The EIA says the refinery situation, which will be greatly exacerbated if the third one shuts down in July, will leave us with two kinds of problems. The first will be to where find additional barrels of gasoline and low sulfur diesel and how to transport them to the region and the second will be distributing these products to those areas that have been completely dependent on the Philadelphia area refineries.
 
The most serious problems are likely to develop in Pennsylvania and Western New York State where oil products are delivered by pipeline from the refineries in question. There seems to be no quick fix for moving oil products into Pennsylvania and Western NY as the product pipelines originate at the refineries and reworking the piers, pipelines and storage terminals to adapt them to handle finished products rather than crude brought in by ship will take time and be expensive.
Shortage-induced price spikes, however, would make it profitable to move tanker trucks of gasoline and distillates into the fuel-short areas.

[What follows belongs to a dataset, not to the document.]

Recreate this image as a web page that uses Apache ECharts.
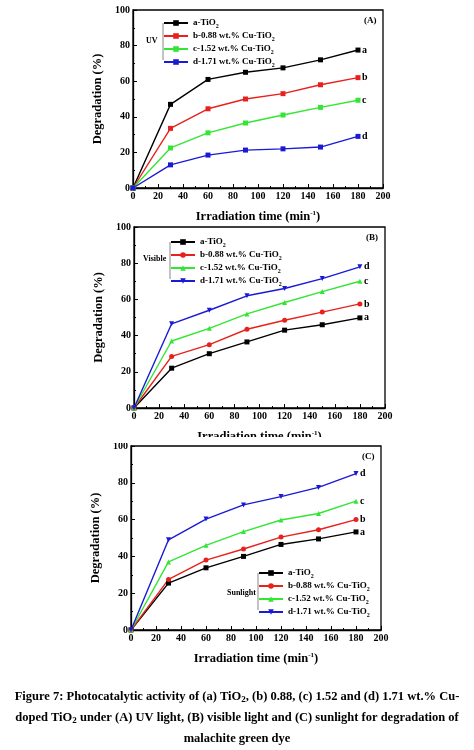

The EIA estimates that the breakeven point for moving a tanker load of gasoline the 300 miles from NY Harbor where there is adequate supply of gasoline and diesel to Pittsburgh or Western New York would be about 20-30 cents a gallon. Long haul trucks and drivers are likely to be in short supply, however, raising shipping costs well above the breakeven point. The existing product pipeline network can bring gasoline and other products from the Midwest as far to the east as Pittsburgh, but from there on the distribution of finished gasoline, heating oil, and diesel would have to be rail or road tanker.
 
Ultra Low Sulfur Diesel (ULSD), which is now the standard fuel for trucks, trains, heavy equipment etc. will be the most difficult to find and distribute and would likely be the first to develop shortages. While there are adequate sources of ULSD along the U.S. Gulf coast, getting them to the Northeast may be a problem. The pipelines are fully utilized and the Jones Act requires that shipping between U.S. ports be in US flagged ships. There are very few available tankers meeting the requirements available and cost of using them is three or four times as much as foreign flagged ships.
 
Another problem is that most of New England, starting with NY State this summer, is scheduled to switch to ultra low sulfur heating oil which was to have been refined in the Philadelphia refineries. This will increase the consumption of ULSD by 70,000 b/d in the winter. Even with the relaxation of the Jones Act and the environmental regulations, there seems to be a potential for problems in the near term.
 
The Pennsylvanians in Congress are very concerned about the situation. The House has scheduled hearings for March 19 and the Senate is planning to hold them also. Some have suggested that the Federal Government intervene in order to keep the Sunoco refinery operating, but this seems difficult to do in that it is losing considerable amounts of money and the owner wants to get out of the business. Finding a buyer in the next few months also seems unlikely given the large number of refineries that have come on to the market recently. Profitable refining seems to be one of the casualties of high oil prices.
 
Given enough time, the markets and the infrastructure will rebalance, but for now it looks as if the Northeast may be in for some abnormally high gasoline and diesel prices in comparison to the rest of the country.